O Tribunal de Justiça enuncia, em primeiro lugar, que, no que respeita à competência em caso de rapto de uma criança, o artigo 10.° do Regulamento Bruxelas II bis prevê critérios que visam uma situação que se limita ao território dos Estados‑Membros. A circunstância de este artigo utilizar a expressão «Estado‑Membro», e não os termos «Estado» ou «Estado terceiro», implica que este regula unicamente a competência em caso de rapto de uma criança entre os Estados‑Membros.

Quanto, em segundo lugar, ao contexto dessa disposição, o Tribunal de Justiça constata que o artigo 10.° do Regulamento Bruxelas II bis constitui uma regra de competência especial relativamente à regra geral (2), nos termos da qual os tribunais do Estado‑Membro da residência habitual da criança são, em princípio, competentes em matéria de responsabilidade parental.
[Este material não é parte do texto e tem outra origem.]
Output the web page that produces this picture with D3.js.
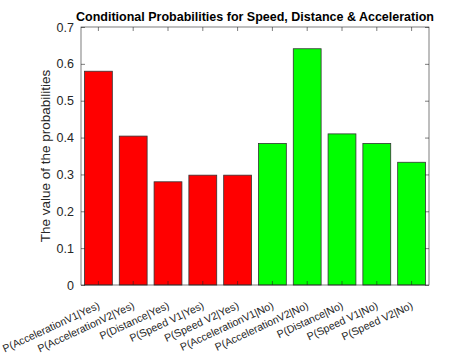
<!DOCTYPE html>
<html><head><meta charset="utf-8">
<script src="https://cdn.jsdelivr.net/npm/d3@7"></script>
<style>body{margin:0;background:#fff}svg{display:block}text{font-family:"Liberation Sans",Arial,sans-serif}</style>
</head><body><svg id="c" width="474" height="360"></svg>
<script>
const categories=["P(AccelerationV1|Yes)","P(AccelerationV2|Yes)","P(Distance|Yes)","P(Speed V1|Yes)","P(Speed V2|Yes)","P(AccelerationV1|No)","P(AccelerationV2|No)","P(Distance|No)","P(Speed V1|No)","P(Speed V2|No)"];
const values=[0.58,0.404,0.28,0.298,0.298,0.384,0.641,0.41,0.384,0.333];
const groups=["Yes","Yes","Yes","Yes","Yes","No","No","No","No","No"];
const yTicks=[0,0.1,0.2,0.3,0.4,0.5,0.6,0.7];
const colors={Yes:"#ff0000",No:"#00ff00"};

const svg=d3.select("#c");
const L=81,R=429,T=27,B=285;
const x=d3.scaleBand().domain(categories).range([L,R]).paddingInner(0.2).paddingOuter(0.1);
const y=d3.scaleLinear().domain([0,0.7]).range([B,T]);
const axCol="#262626";

svg.append("rect").attr("x",L).attr("y",T).attr("width",R-L).attr("height",B-T).attr("fill","#fff");

svg.selectAll("rect.bar").data(values).enter().append("rect").attr("class","bar")
 .attr("x",(d,i)=>x(categories[i])).attr("width",x.bandwidth())
 .attr("y",d=>y(d)).attr("height",d=>B-y(d))
 .attr("fill",(d,i)=>colors[groups[i]]).attr("stroke","#333").attr("stroke-width",0.8);

const ax=svg.append("g").attr("transform",`translate(${L},0)`).call(d3.axisLeft(y).tickValues(yTicks).tickSize(-4).tickPadding(7).tickFormat(d=>d===0?"0":d3.format(".1f")(d)));
const axr=svg.append("g").attr("transform",`translate(${R},0)`).call(d3.axisRight(y).tickValues(yTicks).tickSize(-4).tickFormat(""));
const axb=svg.append("g").attr("transform",`translate(0,${B})`).call(d3.axisBottom(x).tickSize(-4).tickFormat(""));
const axt=svg.append("g").attr("transform",`translate(0,${T})`).call(d3.axisTop(x).tickSize(-4).tickFormat(""));
[ax,axr,axb,axt].forEach(g=>{g.select(".domain").remove();g.selectAll("line").attr("stroke",axCol).attr("stroke-width",0.6);});
ax.selectAll("text").attr("font-size",12.5).attr("fill",axCol);

svg.append("g").selectAll("text").data(categories).enter().append("text")
 .attr("transform",d=>`translate(${x(d)+x.bandwidth()/2+2},${B+23}) rotate(-25)`)
 .attr("text-anchor","end").attr("font-size",10.6).attr("fill",axCol).text(d=>d);

svg.append("rect").attr("x",L).attr("y",T).attr("width",R-L).attr("height",B-T).attr("fill","none").attr("stroke",axCol).attr("stroke-width",0.6);

svg.append("text").attr("x",255).attr("y",21).attr("text-anchor","middle").attr("font-size",12.5).attr("font-weight","bold").attr("fill","#000").text("Conditional Probabilities for Speed, Distance & Acceleration");
svg.append("text").attr("transform",`translate(50,${(T+B)/2}) rotate(-90)`).attr("text-anchor","middle").attr("font-size",13.5).attr("fill",axCol).text("The value of the probabilities");
</script></body></html>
Esta regra de competência especial neutraliza o efeito que a aplicação da regra de competência geral implicaria em caso de rapto de uma criança, a saber, a transferência da competência para o Estado‑Membro onde a criança adquiriu uma nova residência habitual. Ora, quando a criança tiver adquirido residência habitual fora da União Europeia, a regra de competência geral não é aplicável. Por conseguinte, o artigo 10.° deste regulamento perde a sua razão de ser, pelo que também não é aplicável.

Por outro lado, o Tribunal de Justiça salienta que resulta dos trabalhos preparatórios do Regulamento Bruxelas II bis que o legislador da União não pretendeu incluir no âmbito de aplicação do referido artigo 10.° a hipótese de raptos de crianças para um Estado terceiro, devendo esses raptos ser cobertos, nomeadamente, por convenções internacionais como as Convenções de Haia de 1980 (3) e de 1996 (4). Em certas condições (como o consentimento ou a passividade de um dos titulares do direito de guarda), a Convenção de Haia de 1996 prevê, com efeito, a transferência de competência para os tribunais do Estado da nova residência habitual da criança. Ora, essa transferência de competência ficaria privada de efeito se os tribunais de um Estado‑Membro conservassem, sem limite temporal, a sua competência.

Em terceiro lugar, o Tribunal de Justiça precisa que a manutenção de competência ilimitada no tempo não é conforme com um dos objetivos fundamentais prosseguidos pelo Regulamento Bruxelas II bis, a saber, atender ao superior interesse da criança, privilegiando‑se, para esse efeito, o critério da proximidade. Tal interpretação do artigo 10.° do Regulamento Bruxelas II bis seria igualmente contrária à lógica do mecanismo de regresso ou de retenção imediato estabelecido pela Convenção de Haia de 1980.

O Tribunal de Justiça conclui que o artigo 10.° do Regulamento Bruxelas II bis não é aplicável no caso de se verificar que uma criança passou, à data da apresentação do pedido relativo à responsabilidade parental, a ter a sua residência habitual num Estado terceiro após um rapto para esse Estado. Nesse caso, a competência do tribunal chamado a decidir deverá ser determinada em conformidade com as convenções internacionais aplicáveis, ou, na falta delas, em conformidade com o artigo 14.° do Regulamento Bruxelas II bis.


1      Regulamento (CE) n.° 2201/2003 do Conselho, de 27 de novembro de 2003, relativo à competência, ao reconhecimento e à execução de decisões em matéria matrimonial e em matéria de responsabilidade parental e que revoga o Regulamento (CE) n.° 1347/2000 (JO 2003, L 338, p. 1; a seguir «Regulamento Bruxelas II bis»).


2      Enunciada no artigo 8.°, n.° 1, deste regulamento.


3      Convenção sobre os Aspetos Civis do Rapto Internacional de Crianças, assinada em 25 de outubro de 1980 no âmbito da Conferência de Haia de Direito Internacional Privado.


4      Convenção Relativa à Competência, à Lei Aplicável, ao Reconhecimento, à Execução e à Cooperação em Matéria de Responsabilidade Parental e de Medidas de Proteção da Criança, celebrada em Haia, em 19 de outubro de 1996 (JO 2008, L 151, p. 39‑48).